Of all of the characters in HBO's Game of Thrones, the one who inspires the most fan theories has got to be Jon Snow, played by Kit Harington. Be they about his long-suspected resurrection or his mysterious parentage, Jon has remained a huge mystery throughout the show's first five seasons, and now that fans are ankle-deep into Season 6, we're starting to get the answers we've craved. One mystery — his death — was solved at the end of Episode 2, and another mystery, his parentage, began to unfold in Episode 3 when Bran saw his father, Ned Stark, fight Aerys' Kingsguard at the Tower of Joy, and run upstairs to his screaming sister. It's likely that we're going to get the second half of that story soon, but as I see it, this Game of Thrones flashback's conclusion needs to unfold in a very specific way.

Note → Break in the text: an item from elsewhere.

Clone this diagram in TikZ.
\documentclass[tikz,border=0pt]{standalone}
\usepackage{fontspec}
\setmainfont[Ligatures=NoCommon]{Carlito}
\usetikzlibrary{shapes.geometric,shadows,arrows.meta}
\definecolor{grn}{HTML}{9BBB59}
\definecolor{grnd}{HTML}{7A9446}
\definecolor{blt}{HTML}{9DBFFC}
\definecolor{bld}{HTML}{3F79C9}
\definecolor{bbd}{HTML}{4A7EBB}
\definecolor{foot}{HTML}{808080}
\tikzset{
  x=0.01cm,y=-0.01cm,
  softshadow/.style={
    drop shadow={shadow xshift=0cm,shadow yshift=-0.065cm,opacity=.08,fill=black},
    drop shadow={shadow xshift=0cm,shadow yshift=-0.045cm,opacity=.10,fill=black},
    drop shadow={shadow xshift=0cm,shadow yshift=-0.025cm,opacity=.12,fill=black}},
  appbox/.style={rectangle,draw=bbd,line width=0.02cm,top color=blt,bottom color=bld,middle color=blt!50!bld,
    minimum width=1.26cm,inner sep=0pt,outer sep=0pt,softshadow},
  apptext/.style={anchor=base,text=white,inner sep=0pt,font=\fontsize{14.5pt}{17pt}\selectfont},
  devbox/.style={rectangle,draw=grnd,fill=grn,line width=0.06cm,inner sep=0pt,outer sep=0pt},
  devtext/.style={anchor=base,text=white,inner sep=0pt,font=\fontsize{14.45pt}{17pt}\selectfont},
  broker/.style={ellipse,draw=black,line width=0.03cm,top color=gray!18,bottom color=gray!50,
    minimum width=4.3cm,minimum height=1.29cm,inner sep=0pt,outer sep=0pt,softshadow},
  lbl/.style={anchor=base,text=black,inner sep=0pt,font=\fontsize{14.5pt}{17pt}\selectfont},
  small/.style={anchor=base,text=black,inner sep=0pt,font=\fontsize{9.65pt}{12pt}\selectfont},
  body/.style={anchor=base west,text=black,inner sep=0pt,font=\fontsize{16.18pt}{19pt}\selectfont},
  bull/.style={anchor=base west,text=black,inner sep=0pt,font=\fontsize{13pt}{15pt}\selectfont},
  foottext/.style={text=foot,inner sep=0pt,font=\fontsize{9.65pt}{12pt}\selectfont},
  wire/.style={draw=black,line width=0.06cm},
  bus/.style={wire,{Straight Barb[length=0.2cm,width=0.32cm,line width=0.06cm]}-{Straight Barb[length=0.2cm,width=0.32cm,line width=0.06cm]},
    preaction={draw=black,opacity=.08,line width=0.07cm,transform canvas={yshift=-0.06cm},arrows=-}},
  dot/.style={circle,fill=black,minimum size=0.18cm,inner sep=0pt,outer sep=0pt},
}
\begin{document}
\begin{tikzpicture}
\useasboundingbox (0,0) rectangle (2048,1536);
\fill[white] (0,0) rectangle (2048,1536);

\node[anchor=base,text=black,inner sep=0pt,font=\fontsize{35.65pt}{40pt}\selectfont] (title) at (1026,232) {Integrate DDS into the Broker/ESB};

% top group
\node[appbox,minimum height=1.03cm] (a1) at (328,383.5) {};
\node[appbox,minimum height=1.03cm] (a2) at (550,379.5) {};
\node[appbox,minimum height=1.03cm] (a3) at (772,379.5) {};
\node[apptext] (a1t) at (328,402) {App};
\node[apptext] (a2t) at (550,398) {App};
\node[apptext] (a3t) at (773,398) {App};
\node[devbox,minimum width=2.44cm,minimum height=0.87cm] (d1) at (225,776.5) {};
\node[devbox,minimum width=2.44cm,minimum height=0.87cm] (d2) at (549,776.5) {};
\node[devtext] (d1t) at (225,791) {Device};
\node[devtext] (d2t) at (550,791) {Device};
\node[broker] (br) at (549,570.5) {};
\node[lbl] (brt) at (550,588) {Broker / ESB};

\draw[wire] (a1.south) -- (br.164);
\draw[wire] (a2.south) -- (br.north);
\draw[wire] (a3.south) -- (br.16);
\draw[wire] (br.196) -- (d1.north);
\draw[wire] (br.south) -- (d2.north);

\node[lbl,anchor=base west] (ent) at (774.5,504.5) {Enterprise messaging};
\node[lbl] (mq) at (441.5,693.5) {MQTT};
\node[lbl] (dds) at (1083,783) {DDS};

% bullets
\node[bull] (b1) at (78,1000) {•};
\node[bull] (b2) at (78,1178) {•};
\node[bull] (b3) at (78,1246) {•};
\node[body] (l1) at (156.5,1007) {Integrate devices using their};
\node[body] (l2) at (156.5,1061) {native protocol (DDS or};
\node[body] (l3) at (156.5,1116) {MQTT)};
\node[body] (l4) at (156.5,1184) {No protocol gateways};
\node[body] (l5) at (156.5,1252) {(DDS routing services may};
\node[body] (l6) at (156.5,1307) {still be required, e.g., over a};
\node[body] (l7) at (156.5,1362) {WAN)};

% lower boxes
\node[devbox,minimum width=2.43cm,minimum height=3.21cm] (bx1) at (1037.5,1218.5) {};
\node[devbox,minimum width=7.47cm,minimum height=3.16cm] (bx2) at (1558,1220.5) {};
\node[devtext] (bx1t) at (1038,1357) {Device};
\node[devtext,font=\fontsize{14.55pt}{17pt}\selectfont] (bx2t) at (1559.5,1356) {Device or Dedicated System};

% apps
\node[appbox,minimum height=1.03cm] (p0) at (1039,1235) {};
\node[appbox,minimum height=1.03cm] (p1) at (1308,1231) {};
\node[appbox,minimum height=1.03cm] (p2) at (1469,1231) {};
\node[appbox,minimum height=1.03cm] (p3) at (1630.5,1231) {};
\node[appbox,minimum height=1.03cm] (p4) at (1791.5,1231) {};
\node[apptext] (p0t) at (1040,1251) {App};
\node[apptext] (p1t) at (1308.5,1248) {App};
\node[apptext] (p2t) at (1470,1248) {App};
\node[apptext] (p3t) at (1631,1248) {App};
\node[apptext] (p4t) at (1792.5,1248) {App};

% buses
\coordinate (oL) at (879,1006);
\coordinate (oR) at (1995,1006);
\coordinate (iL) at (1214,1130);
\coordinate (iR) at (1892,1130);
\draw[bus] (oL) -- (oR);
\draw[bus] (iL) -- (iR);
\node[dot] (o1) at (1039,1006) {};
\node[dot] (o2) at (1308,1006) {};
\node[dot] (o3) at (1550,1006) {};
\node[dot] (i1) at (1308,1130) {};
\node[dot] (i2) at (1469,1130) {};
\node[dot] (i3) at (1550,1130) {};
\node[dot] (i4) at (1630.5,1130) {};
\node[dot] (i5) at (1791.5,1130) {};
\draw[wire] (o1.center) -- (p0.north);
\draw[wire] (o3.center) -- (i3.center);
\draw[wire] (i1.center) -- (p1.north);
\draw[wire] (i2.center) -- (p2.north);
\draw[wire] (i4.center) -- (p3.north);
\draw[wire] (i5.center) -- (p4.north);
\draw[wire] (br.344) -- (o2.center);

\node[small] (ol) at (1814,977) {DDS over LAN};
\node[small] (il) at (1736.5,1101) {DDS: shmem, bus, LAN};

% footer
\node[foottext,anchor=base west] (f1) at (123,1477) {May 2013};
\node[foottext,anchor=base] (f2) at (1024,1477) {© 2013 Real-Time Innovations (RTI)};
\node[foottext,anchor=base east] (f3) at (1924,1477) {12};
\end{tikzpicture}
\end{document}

For those who may not be familiar, the R+L=J theory, involving this flashback, has been a part of Thrones since day one. Book readers have long suspected that Jon Snow's parents aren't actually Ned Stark and some unnamed woman, but rather, that Jon is the offspring of Ned's sister, Lyanna Stark, and Rhaegar Targaryen, son of the "Mad King" Aerys and older brother of Daenerys. Lyanna was once betrothed to Robert Baratheon, but, as the show has often said, she was kidnapped, raped, and imprisoned by Rhaegar. Robert then started a rebellion, with the help of the Lannisters and Starks, beginning the war that would eventually end with him on the throne. The citizens of Westeros accepted that version of the events, so it's become common knowledge that the rebellion was retribution for Rhaegar's dastardly deed. But what if that was all a lie?

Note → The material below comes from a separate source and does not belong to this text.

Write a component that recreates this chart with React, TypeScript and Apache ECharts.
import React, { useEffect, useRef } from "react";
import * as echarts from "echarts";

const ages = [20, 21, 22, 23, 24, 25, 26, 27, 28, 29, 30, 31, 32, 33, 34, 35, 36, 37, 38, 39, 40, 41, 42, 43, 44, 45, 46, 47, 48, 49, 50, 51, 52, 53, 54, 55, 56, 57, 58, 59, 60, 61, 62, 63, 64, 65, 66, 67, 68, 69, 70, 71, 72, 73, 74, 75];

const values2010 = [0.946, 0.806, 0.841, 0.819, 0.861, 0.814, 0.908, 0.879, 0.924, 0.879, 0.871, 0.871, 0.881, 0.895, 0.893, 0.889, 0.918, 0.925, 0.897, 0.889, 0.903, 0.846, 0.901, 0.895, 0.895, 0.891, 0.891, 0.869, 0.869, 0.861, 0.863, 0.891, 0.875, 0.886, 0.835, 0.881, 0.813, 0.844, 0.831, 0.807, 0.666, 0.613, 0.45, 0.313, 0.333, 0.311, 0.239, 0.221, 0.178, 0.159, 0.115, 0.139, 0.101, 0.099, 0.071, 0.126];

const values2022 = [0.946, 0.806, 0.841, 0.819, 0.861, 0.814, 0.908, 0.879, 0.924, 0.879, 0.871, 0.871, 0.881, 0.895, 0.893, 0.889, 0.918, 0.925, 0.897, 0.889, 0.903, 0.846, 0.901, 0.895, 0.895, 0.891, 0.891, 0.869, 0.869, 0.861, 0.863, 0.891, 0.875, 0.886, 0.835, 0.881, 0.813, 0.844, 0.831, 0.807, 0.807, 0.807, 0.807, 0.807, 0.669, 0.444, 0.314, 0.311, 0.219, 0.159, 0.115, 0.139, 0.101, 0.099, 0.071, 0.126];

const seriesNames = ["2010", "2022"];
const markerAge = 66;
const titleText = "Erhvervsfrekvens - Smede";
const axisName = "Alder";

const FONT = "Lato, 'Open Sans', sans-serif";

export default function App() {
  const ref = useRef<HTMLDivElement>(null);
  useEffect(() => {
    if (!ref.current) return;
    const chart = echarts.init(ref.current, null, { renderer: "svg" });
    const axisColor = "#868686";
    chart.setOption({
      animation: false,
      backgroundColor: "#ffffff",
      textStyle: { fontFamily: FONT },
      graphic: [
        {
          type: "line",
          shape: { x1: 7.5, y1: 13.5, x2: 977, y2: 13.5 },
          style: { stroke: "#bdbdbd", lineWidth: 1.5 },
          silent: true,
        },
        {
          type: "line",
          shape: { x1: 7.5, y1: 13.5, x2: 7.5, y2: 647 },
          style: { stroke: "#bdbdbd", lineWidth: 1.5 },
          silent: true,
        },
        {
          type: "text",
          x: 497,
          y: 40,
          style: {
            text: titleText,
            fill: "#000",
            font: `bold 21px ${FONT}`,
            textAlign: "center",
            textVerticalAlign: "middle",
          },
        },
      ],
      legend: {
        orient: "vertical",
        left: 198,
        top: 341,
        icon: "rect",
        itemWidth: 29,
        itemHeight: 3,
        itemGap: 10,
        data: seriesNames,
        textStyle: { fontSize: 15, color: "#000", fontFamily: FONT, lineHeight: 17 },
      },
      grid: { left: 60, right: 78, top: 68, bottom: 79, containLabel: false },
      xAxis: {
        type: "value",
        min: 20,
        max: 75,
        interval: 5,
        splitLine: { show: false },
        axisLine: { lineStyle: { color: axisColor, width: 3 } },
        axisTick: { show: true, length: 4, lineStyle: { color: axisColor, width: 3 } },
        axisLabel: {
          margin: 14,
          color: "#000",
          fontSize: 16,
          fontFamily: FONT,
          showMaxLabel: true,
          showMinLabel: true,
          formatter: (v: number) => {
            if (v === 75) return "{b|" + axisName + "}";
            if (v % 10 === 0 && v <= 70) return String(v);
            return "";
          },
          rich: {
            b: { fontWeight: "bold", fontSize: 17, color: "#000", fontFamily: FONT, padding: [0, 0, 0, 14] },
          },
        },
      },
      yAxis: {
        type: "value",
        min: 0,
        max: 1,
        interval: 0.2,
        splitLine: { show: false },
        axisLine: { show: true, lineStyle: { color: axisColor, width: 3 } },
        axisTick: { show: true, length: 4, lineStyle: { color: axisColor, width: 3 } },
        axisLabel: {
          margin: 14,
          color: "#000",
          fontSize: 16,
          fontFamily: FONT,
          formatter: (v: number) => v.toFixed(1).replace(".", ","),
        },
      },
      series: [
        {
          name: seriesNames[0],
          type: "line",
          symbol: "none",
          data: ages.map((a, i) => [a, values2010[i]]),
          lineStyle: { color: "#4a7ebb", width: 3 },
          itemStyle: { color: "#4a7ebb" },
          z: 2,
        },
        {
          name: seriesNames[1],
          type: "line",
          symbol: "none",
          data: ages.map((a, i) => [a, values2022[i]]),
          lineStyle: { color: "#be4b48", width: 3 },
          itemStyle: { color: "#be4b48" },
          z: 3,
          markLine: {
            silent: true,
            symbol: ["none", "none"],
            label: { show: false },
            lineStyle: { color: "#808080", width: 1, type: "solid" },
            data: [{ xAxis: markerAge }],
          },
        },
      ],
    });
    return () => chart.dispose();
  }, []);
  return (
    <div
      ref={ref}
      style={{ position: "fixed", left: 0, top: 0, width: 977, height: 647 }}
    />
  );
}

You see, while the characters within Westeros may believe that Rhaegar kidnapped Lyanna, book readers and show fans have an alternate theory: Lyanna wasn't kidnapped at all. Instead, she and Rhaegar were actually in love and ran off together. There's ample evidence in the novels to support the idea that the duo were in love — at a jousting tournament at Harrenhaal, for instance, Rhaegar, after winning the tournament, was supposed to crown any woman present the "Queen of Love and Beauty." Rather than give the crown to his own wife, Elia Martell, aka Oberyn's sister, he gave it to Lyanna, who was already engaged to Robert. The whole event caused a scandal, since the crown is meant to symbolize attraction or love, and both the giver and receiver of it were tied to others.

So later, once the war had ended, when Ned found his sister at the top of the Tower of Joy, lying in a bed of blood, she whispered to him, "Promise me, Ned." It's all but confirmed here that she was imploring her brother to take care of her infant son, Jon. Robert had been slaughtering everyone he could find with Targaryen blood, so it could only be assumed that he'd kill Lyanna's child, too. So, of course, noble Ned took it upon himself to protect the baby and lie about his lineage.

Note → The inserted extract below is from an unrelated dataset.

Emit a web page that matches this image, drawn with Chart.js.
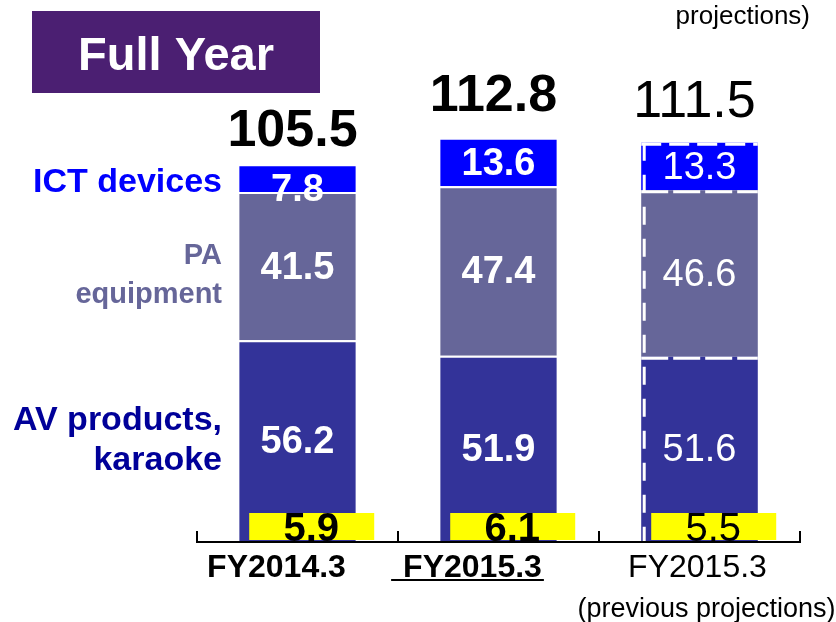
<!DOCTYPE html>
<html>
<head>
<meta charset="utf-8">
<script src="https://cdn.jsdelivr.net/npm/chart.js@4.4.0/dist/chart.umd.min.js"></script>
<style>
  html, body { margin: 0; padding: 0; background: #fff; }
  #wrap { width: 836px; height: 622px; }
</style>
</head>
<body>
<div id="wrap"><canvas id="myChart" width="836" height="622"></canvas></div>
<script>
const categories = ["FY2014.3", "FY2015.3", "FY2015.3"];
const avProducts = [56.2, 51.9, 51.6];
const paEquipment = [41.5, 47.4, 46.6];
const ictDevices = [7.8, 13.6, 13.3];
const totals = [105.5, 112.8, 111.5];
const others = [5.9, 6.1, 5.5];

const FONT = "'Liberation Sans', Arial, sans-serif";
const colors = { av: '#333399', pa: '#666699', ict: '#0000ff' };

// bar 3 is the previous projection: thin weights + dashed outline
const isPrev = i => i === 2;
const weight = i => isPrev(i) ? 'normal' : 'bold';

const overlay = {
    id: 'overlay',
    afterDatasetsDraw(chart) {
        const { ctx, chartArea, scales: { x, y } } = chart;
        const metas = [0, 1, 2].map(d => chart.getDatasetMeta(d));
        ctx.save();

        // title box
        ctx.fillStyle = '#4b1f72';
        ctx.fillRect(32, 11, 288, 82);
        ctx.fillStyle = '#fff';
        ctx.font = 'bold 47px ' + FONT;
        ctx.textAlign = 'center';
        ctx.textBaseline = 'alphabetic';
        ctx.fillText('Full Year', 176, 70);

        // dashed outline on the projection bar
        ctx.strokeStyle = '#fff';
        ctx.lineWidth = 3;
        metas.forEach((m, d) => {
            const el = m.data[2];
            const left = el.x - el.width / 2;
            ctx.setLineDash(d === 2 ? [20, 8] : [27, 5]);
            ctx.beginPath();
            ctx.moveTo(left, el.y + 1.5);
            ctx.lineTo(left + el.width, el.y + 1.5);
            ctx.stroke();
        });
        {
            const top = metas[2].data[2];
            const left = top.x - top.width / 2 + 3;
            ctx.setLineDash([18, 14]);
            ctx.beginPath();
            ctx.moveTo(left, top.y);
            ctx.lineTo(left, y.getPixelForValue(0));
            ctx.stroke();
        }
        ctx.setLineDash([]);

        // segment values
        const series = [avProducts, paEquipment, ictDevices];
        ctx.fillStyle = '#fff';
        ctx.textBaseline = 'middle';
        metas.forEach((m, d) => {
            m.data.forEach((el, i) => {
                let cy = (el.y + el.base) / 2 + 2;
                if (d === 2 && i === 0) cy += 10;
                ctx.font = weight(i) + ' 38px ' + FONT;
                ctx.fillText(series[d][i].toFixed(1), el.x, cy);
            });
        });

        // totals above bars
        const totalNudge = [2, -7, -6];
        ctx.fillStyle = '#000';
        ctx.textBaseline = 'alphabetic';
        metas[2].data.forEach((el, i) => {
            ctx.font = weight(i) + ' 52px ' + FONT;
            ctx.fillText(totals[i].toFixed(1), el.x - 5, el.y - 20 + totalNudge[i]);
        });

        // yellow "other" boxes
        const base = y.getPixelForValue(0);
        metas[0].data.forEach((el, i) => {
            const left = el.x - el.width / 2 + 10;
            ctx.fillStyle = '#ffff00';
            ctx.fillRect(left, base - 28, 125, 27);
            ctx.fillStyle = '#000';
            ctx.font = weight(i) + ' 40px ' + FONT;
            ctx.fillText(others[i].toFixed(1), left + 62, base);
        });

        // axis line and ticks
        ctx.strokeStyle = '#000';
        ctx.lineWidth = 2;
        ctx.beginPath();
        ctx.moveTo(chartArea.left, base + 1);
        ctx.lineTo(chartArea.right, base + 1);
        const step = (chartArea.right - chartArea.left) / categories.length;
        for (let k = 0; k <= categories.length; k++) {
            const tx = chartArea.left + k * step;
            ctx.moveTo(tx, base + 2);
            ctx.lineTo(tx, base - 10);
        }
        ctx.stroke();

        // category labels
        const dx = [-21, -26, -2];
        ctx.fillStyle = '#000';
        categories.forEach((c, i) => {
            const cx = x.getPixelForValue(i) + dx[i];
            ctx.font = weight(i) + ' 32px ' + FONT;
            ctx.fillText(c, cx, base + 36);
            if (i === 1) {
                const w = ctx.measureText(c).width;
                ctx.fillRect(cx - w / 2 - 12, base + 38, w + 14, 2);
            }
        });
        ctx.font = '27px ' + FONT;
        ctx.fillText('(previous projections)', x.getPixelForValue(2) + 7, base + 76);
        ctx.font = '26px ' + FONT;
        ctx.textAlign = 'right';
        ctx.fillText('projections)', 810, 24);

        // series names on the left
        const first = metas.map(m => m.data[0]);
        const mid = el => (el.y + el.base) / 2;
        ctx.textBaseline = 'middle';
        ctx.font = 'bold 34px ' + FONT;
        ctx.fillStyle = colors.ict;
        ctx.fillText('ICT devices', 222, mid(first[2]) + 4);
        ctx.font = 'bold 29px ' + FONT;
        ctx.fillStyle = colors.pa;
        ctx.fillText('PA', 222, mid(first[1]) - 10);
        ctx.fillText('equipment', 222, mid(first[1]) + 29);
        ctx.font = 'bold 34px ' + FONT;
        ctx.fillStyle = '#000099';
        ctx.fillText('AV products,', 222, mid(first[0]) - 20);
        ctx.fillText('karaoke', 222, mid(first[0]) + 20);

        ctx.restore();
    }
};

const canvas = document.getElementById('myChart');
new Chart(canvas.getContext('2d'), {
    type: 'bar',
    data: {
        labels: categories,
        datasets: [
            { label: 'AV products, karaoke', data: avProducts, backgroundColor: colors.av },
            { label: 'PA equipment', data: paEquipment, backgroundColor: colors.pa },
            { label: 'ICT devices', data: ictDevices, backgroundColor: colors.ict }
        ].map(ds => Object.assign(ds, {
            borderColor: '#fff',
            borderWidth: ctx => isPrev(ctx.dataIndex) ? 0 : { top: 2, left: 0, right: 0, bottom: 0 },
            borderSkipped: false,
            categoryPercentage: 1,
            barPercentage: 0.58
        }))
    },
    options: {
        responsive: false,
        animation: false,
        layout: { padding: { left: 197, right: 36, top: 41, bottom: 81 } },
        plugins: { legend: { display: false }, tooltip: { enabled: false } },
        scales: {
            x: { stacked: true, display: false },
            y: { stacked: true, display: false, min: 0, max: 140 }
        }
    },
    plugins: [overlay]
});
</script>
</body>
</html>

But whether or not Jon's parents are who fans think they are is less important than how he was conceived, and how this will be shown in Thrones. As many people have noted the show has made a lot of mistakes when it's come to portraying rape and sex on screen. First, there was Daenerys' wedding night sex to Kahl Drogo, which was a consensual act in the novel, but because a cringe-worthy act of force in the pilot. Then there was the fact that Jaime and Cersei's love-making at their own son's funeral was a tender moment between the two on the page, but an unneeded act of rape on the show. And then, perhaps most controversially, there was Sansa's brutal wedding night rape by Ramsay Bolton, which was added to the series; it doesn't exist at all in the novels.

Game of Thrones needs less rape, and the Lyanna flashback should not incorporate violence. I'm hopeful that the show will reveal that Jon was conceived because of rebellious love, rather than another man sexually violating a woman. Perhaps Bran's next warging into the past will reveal that Lyanna told Ned the truth about her relationship with Rhaegar, and in asking him to protect her son, she really wanted him to protect a child created in love, a child who is the personification of The Song of Ice and Fire. It's true that the rape vs. love conundrum could unfold differently in George R.R. Martin's upcoming books, but on the show, it simply must turn out that Lyanna and Rhaegar were together as a happy couple. Even if Martin does write the scene as a rape, the series could change things; if they added a rape to the show, they can certainly take one away. Doing so would not only provide some much-needed sexual consent into the Thrones world, but it would also add Lyanna's own wants, needs, and desires to a show that has for too long only seen her as a haunting ghost.